Answer:
About 21.2 moles.
Explanation:
Recall the ideal gas law:
[tex]\displaystyle PV = nRT[/tex]
Where P is the pressure of the gas; V is its volume; n is the number of moles of gas; R is the universal gas constant; and T is the absolute temperature.
Rearrange to solve for n:
[tex]\displaystyle n = \frac{PV}{RT}[/tex]

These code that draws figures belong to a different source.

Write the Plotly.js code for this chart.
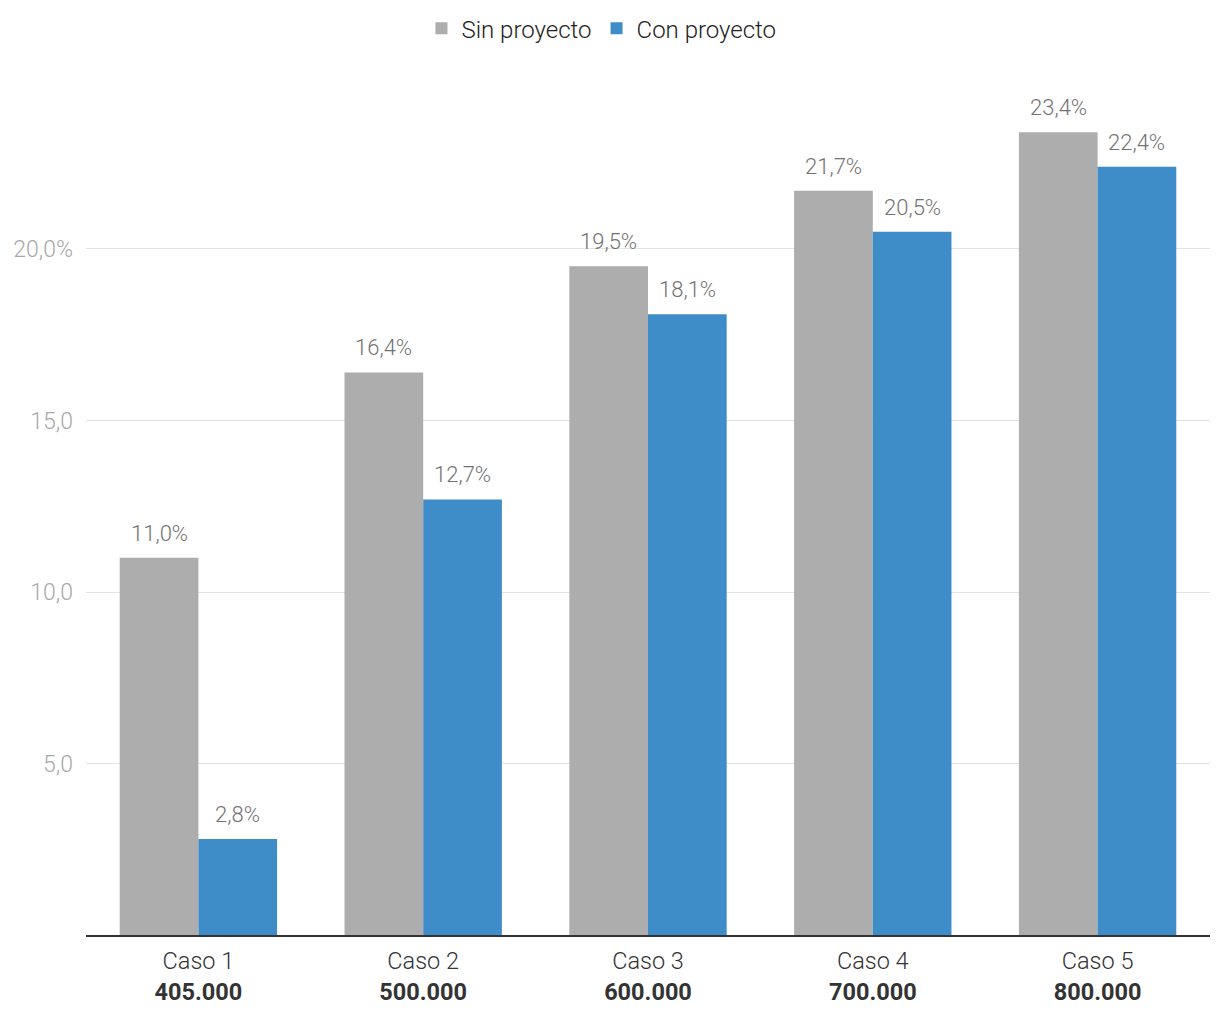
<!DOCTYPE html>
<html>
<head>
<meta charset="utf-8">
<script src="https://cdn.plot.ly/plotly-3.0.1.min.js"></script>
<style>html,body{margin:0;padding:0;background:#fff;}#chart{width:1220px;height:1020px;}</style>
</head>
<body>
<div id="chart"></div>
<script>
const cases = ["Caso 1", "Caso 2", "Caso 3", "Caso 4", "Caso 5"];
const amounts = ["405.000", "500.000", "600.000", "700.000", "800.000"];
const sinProyecto = [11.0, 16.4, 19.5, 21.7, 23.4];
const conProyecto = [2.8, 12.7, 18.1, 20.5, 22.4];
const seriesNames = ["Sin proyecto", "Con proyecto"];
const yTickVals = [5, 10, 15, 20];
const yTickText = ["5,0", "10,0", "15,0", "20,0%"];

const fmt = v => v.toFixed(1).replace(".", ",") + "%";
const catLabels = cases.map((c, i) => c + "<br><b>" + amounts[i] + "</b>");

const FONT = "Roboto, 'Open Sans', sans-serif";
const barW = 0.35;

const traces = [
  {type: "bar", name: seriesNames[0], x: catLabels, y: sinProyecto,
   marker: {color: "#adadad"}, hoverinfo: "none"},
  {type: "bar", name: seriesNames[1], x: catLabels, y: conProyecto,
   marker: {color: "#3f8dc8"}, hoverinfo: "none"}
];

const annotations = [];
[sinProyecto, conProyecto].forEach((arr, s) => {
  arr.forEach((v, i) => {
    annotations.push({
      x: i + (s === 0 ? -barW / 2 : barW / 2), y: v, xref: "x", yref: "y",
      text: fmt(v), showarrow: false, yanchor: "bottom", yshift: 10,
      font: {family: FONT, size: 22, color: "#737373", weight: 300}
    });
  });
});

const layout = {
  width: 1220, height: 1020,
  margin: {l: 86, r: 10, t: 60, b: 85},
  paper_bgcolor: "#fff", plot_bgcolor: "#fff",
  font: {family: FONT, size: 21, color: "#333"},
  barmode: "group", bargap: 0.3, bargroupgap: 0,
  showlegend: true,
  legend: {orientation: "h", xref: "container", yref: "container",
           x: 0.493, xanchor: "center", y: 0.972, yanchor: "middle",
           font: {family: FONT, size: 24, color: "#222", weight: 300}, traceorder: "normal"},
  xaxis: {type: "category", showgrid: false, showline: true, linecolor: "#333", linewidth: 2,
          ticks: "", ticklabelstandoff: 4,
          tickfont: {family: FONT, size: 23.5, color: "#333", weight: 300},
          fixedrange: true},
  yaxis: {range: [0, 25.51], tickvals: yTickVals, ticktext: yTickText,
          showgrid: true, gridcolor: "#e3e3e3", gridwidth: 1, zeroline: false,
          showline: false, ticks: "", ticklabelstandoff: 12,
          tickfont: {family: FONT, size: 23, color: "#a8a8a8", weight: 300}, fixedrange: true},
  annotations: annotations
};

Plotly.newPlot("chart", traces, layout, {displayModeBar: false, staticPlot: true});
</script>
</body>
</html>
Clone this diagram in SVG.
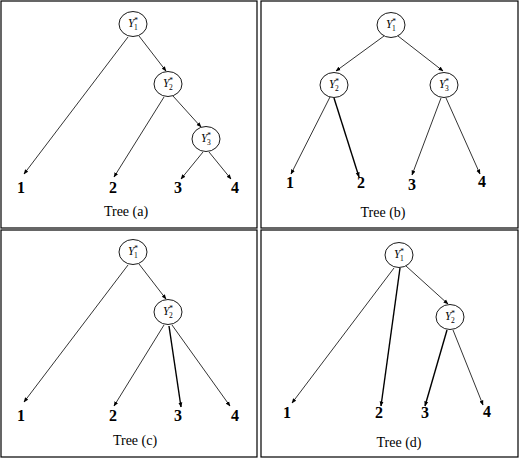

Because R has units of L-atm/mol-K, convert the pressure to atm:
[tex]\displaystyle 1720 \text{ kPa} \cdot \frac{1\text{ atm}}{101.3\text{ kPa}} = 17.0\text{ atm}[/tex]
And convert from Celsius to kelvins:
[tex]\displaystyle \begin{aligned}T _ k & = T_C + 273.15 \\ \\ & = (20.0) + 273.15 \\ \\ & = 293.2\text{ K} \end{aligned}[/tex]
Hence substitute and evaluate:
[tex]\displaystyle \begin{aligned} n & = \frac{PV}{RT} \\ \\ & = \frac{\left(17.0\text{ atm})(30.00\text{ L})}{\left(\dfrac{0.08206\text{ L-atm}}{\text{mol-K}}\right)(293.2\text{ K})} \\ \\ & = 21.2\text{ mol } \end{aligned}[/tex]
In conclusion, there are about 21.2 moles of acetylene in the tank.